ENTRIES SHOWN:
-- BEGIN --

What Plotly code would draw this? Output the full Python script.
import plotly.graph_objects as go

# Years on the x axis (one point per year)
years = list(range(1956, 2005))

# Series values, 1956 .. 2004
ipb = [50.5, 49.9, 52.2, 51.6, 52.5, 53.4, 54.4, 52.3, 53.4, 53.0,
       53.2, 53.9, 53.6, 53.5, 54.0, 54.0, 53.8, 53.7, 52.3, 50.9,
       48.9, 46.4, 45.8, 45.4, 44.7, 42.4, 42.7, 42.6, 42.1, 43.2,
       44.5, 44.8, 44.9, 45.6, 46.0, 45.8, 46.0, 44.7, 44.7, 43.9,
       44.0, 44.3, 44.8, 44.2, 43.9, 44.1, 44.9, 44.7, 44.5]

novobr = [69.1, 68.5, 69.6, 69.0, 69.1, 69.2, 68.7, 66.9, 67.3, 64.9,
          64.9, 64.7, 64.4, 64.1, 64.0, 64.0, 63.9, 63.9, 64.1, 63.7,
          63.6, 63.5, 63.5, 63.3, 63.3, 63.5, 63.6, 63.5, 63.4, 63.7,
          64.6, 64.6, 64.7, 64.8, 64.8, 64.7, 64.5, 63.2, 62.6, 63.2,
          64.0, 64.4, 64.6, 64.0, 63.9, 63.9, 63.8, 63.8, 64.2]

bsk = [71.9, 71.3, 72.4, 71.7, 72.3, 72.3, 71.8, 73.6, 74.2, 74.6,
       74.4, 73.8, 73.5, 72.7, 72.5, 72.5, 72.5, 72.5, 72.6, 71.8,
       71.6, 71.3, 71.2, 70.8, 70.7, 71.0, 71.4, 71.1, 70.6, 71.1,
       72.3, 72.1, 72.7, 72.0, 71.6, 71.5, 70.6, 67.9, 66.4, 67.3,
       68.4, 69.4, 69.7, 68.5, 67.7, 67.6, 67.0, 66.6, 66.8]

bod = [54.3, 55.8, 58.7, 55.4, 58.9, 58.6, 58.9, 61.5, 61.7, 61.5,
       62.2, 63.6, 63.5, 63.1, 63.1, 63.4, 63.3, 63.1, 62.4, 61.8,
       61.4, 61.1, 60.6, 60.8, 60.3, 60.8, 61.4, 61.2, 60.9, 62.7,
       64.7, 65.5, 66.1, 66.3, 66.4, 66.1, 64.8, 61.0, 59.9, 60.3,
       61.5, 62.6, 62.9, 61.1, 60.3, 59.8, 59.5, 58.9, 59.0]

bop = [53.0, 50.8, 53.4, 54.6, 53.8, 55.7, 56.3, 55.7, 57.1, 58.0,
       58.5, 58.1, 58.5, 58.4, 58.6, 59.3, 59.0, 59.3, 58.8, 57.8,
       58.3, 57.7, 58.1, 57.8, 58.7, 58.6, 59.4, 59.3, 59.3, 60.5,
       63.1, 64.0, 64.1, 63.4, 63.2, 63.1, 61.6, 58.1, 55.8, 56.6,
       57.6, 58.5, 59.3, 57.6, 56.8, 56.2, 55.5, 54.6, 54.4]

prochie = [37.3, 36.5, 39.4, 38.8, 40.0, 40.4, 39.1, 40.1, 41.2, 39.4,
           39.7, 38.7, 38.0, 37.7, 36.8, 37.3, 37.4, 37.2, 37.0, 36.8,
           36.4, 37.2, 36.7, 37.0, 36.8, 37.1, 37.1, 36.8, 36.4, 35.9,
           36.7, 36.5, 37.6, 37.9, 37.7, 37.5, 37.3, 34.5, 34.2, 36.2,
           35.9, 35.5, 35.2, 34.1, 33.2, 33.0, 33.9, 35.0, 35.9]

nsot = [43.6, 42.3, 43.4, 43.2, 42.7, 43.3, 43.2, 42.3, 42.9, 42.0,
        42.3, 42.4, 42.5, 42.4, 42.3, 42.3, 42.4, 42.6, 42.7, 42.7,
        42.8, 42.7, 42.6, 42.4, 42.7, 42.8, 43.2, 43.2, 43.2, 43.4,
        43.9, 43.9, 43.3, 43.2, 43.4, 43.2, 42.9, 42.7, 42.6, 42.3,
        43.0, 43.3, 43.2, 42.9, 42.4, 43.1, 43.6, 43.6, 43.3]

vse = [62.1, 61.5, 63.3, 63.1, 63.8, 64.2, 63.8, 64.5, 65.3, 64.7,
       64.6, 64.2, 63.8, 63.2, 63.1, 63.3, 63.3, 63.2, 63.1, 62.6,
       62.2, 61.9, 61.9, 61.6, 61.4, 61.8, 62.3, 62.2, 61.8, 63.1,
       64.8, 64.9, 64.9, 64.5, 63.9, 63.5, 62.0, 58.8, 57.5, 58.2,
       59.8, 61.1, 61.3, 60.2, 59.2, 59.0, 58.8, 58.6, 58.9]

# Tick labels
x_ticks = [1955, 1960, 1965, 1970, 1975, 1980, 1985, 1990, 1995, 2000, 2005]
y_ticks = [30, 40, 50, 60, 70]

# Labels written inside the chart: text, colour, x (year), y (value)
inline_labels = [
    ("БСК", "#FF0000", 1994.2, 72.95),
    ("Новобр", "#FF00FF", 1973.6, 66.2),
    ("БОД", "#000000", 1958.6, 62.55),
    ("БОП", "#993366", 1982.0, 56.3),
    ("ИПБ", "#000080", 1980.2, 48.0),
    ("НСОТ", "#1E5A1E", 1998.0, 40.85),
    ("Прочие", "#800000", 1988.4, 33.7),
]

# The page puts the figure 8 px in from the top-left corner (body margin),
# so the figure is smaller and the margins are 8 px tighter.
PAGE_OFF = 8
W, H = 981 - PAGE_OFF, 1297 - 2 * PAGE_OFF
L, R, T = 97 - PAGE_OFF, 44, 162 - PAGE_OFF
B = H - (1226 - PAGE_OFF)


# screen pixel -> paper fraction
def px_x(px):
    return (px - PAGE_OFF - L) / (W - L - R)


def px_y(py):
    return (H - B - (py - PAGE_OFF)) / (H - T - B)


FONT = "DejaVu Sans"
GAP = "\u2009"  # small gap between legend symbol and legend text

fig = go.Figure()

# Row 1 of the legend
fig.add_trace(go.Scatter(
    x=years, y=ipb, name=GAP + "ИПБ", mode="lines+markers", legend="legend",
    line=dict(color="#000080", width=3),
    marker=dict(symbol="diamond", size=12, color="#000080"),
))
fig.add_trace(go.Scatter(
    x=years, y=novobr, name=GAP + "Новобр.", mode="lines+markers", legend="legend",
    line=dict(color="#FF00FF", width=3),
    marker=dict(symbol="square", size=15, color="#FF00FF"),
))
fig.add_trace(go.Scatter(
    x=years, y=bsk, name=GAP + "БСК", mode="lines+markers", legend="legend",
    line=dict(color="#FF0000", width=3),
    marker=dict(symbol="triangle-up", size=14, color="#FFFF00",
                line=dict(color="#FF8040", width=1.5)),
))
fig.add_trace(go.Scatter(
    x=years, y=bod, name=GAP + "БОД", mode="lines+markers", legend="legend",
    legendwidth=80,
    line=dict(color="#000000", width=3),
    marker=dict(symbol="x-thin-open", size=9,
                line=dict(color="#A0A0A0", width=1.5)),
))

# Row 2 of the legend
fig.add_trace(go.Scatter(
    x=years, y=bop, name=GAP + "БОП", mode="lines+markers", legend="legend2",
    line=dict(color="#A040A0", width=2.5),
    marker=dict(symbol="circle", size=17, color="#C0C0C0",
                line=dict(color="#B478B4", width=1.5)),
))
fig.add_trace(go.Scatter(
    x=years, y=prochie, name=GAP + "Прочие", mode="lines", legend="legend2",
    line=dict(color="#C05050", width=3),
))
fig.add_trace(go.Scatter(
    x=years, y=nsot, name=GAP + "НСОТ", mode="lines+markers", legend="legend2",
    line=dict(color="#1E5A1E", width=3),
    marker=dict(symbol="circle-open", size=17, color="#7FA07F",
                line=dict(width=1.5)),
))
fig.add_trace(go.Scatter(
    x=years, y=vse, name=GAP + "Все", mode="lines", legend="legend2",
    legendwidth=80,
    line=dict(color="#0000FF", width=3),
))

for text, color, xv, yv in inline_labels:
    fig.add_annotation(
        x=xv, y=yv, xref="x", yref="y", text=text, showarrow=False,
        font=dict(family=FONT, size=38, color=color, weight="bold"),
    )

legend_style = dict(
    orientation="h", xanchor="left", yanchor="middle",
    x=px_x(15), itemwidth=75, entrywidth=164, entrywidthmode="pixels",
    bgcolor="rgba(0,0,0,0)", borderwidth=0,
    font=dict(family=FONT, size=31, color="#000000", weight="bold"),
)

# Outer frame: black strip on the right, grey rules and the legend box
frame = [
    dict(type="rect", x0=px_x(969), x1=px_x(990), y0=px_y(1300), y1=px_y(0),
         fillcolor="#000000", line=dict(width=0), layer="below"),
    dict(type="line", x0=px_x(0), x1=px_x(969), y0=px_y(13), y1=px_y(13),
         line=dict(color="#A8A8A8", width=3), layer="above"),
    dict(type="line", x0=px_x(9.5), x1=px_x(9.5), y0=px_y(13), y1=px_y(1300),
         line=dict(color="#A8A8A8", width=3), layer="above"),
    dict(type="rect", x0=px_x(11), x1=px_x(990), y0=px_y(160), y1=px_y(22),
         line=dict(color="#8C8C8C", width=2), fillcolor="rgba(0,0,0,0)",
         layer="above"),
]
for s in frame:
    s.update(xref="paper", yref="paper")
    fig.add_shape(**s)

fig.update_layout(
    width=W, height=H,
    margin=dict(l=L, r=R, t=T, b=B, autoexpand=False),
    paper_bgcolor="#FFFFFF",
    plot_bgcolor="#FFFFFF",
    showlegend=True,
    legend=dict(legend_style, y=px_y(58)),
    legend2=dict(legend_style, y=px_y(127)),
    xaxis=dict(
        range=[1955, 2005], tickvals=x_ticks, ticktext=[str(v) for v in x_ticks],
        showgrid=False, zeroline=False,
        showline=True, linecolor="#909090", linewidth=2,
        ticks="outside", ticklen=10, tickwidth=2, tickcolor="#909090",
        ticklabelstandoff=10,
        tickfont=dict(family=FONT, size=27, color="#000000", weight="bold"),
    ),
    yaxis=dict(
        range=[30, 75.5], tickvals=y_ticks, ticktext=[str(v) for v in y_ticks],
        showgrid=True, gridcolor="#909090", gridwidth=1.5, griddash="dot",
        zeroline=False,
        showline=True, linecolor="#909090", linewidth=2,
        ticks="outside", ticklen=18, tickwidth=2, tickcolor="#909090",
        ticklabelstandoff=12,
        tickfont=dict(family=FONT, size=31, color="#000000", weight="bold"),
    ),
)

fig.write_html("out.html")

-- END --
-- BEGIN --

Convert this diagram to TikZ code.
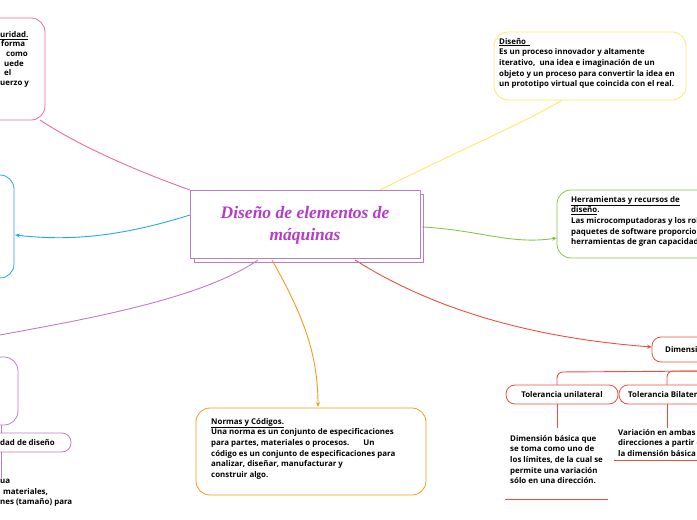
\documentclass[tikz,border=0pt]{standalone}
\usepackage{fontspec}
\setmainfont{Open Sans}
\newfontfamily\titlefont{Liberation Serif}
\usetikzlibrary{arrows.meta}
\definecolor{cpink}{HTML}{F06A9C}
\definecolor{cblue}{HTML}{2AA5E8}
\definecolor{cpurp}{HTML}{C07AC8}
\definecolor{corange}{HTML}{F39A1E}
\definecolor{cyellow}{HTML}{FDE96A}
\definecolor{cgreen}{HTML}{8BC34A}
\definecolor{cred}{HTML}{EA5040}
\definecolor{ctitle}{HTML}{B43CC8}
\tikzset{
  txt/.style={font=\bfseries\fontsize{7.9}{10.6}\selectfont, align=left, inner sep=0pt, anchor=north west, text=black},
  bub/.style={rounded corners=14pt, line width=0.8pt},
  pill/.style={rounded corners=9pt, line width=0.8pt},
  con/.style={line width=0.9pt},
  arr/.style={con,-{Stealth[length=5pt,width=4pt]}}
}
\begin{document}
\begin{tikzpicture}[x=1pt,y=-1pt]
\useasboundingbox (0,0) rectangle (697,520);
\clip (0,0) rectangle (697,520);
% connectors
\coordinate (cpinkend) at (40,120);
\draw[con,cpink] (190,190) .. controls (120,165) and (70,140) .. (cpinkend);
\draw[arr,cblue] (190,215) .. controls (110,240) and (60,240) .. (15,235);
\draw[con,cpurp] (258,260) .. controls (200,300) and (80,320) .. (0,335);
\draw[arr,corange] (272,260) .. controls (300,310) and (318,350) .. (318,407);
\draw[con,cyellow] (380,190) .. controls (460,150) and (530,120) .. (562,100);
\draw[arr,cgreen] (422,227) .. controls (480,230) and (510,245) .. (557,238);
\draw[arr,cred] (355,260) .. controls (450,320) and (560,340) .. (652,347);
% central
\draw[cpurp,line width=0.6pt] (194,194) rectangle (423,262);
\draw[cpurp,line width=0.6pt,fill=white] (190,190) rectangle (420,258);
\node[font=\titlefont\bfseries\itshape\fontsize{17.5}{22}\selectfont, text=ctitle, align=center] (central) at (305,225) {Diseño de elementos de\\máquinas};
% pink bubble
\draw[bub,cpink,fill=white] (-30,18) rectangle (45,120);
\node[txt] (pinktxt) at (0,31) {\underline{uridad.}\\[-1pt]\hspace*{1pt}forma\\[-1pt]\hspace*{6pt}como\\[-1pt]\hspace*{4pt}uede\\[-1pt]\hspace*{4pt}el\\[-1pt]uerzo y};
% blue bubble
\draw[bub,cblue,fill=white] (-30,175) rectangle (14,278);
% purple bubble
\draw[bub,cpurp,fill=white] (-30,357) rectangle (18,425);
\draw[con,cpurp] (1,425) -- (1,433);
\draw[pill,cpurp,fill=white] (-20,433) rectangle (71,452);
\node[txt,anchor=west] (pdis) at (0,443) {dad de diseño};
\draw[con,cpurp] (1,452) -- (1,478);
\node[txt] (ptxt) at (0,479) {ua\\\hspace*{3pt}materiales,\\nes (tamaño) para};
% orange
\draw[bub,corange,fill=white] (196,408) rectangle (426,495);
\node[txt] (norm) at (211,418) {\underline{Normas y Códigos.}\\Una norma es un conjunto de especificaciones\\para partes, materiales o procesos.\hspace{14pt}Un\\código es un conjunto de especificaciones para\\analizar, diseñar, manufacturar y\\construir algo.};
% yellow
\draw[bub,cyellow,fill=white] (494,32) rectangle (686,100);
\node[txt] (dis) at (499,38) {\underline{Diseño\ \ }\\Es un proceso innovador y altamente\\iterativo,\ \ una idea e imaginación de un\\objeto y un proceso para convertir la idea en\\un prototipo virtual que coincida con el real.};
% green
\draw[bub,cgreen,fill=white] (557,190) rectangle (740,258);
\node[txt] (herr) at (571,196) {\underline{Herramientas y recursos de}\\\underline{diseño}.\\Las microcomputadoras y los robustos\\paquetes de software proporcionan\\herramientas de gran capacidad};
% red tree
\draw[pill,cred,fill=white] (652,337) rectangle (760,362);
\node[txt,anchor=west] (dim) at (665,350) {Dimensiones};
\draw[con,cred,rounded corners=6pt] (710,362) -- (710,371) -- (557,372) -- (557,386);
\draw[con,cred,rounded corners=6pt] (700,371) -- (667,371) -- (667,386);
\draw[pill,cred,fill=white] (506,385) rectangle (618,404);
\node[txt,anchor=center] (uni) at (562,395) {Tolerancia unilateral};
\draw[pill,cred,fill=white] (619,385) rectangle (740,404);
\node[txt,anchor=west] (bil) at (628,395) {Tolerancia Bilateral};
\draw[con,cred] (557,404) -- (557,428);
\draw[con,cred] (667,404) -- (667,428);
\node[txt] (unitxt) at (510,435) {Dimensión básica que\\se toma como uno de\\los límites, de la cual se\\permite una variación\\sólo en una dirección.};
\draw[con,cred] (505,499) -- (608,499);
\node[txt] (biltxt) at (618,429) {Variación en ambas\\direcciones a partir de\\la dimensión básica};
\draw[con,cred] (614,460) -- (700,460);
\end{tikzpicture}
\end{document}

-- END --
-- BEGIN --

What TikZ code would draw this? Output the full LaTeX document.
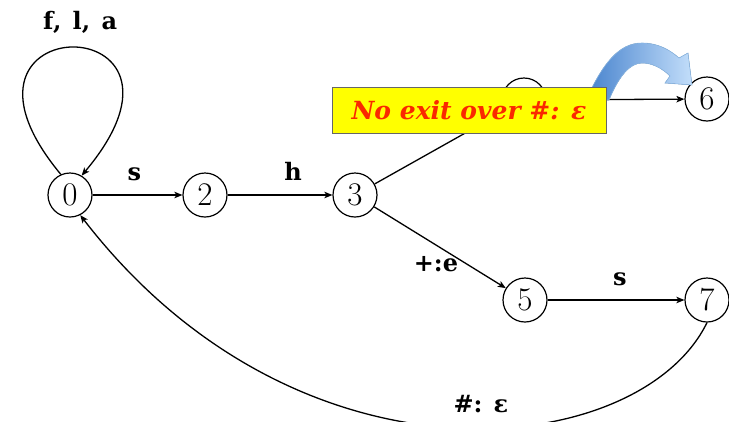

-- END --

WHAT TO DO:
Copy out each line that contains the word "Output".

WRITTEN SOLUTION:
What Plotly code would draw this? Output the full Python script.
What TikZ code would draw this? Output the full LaTeX document.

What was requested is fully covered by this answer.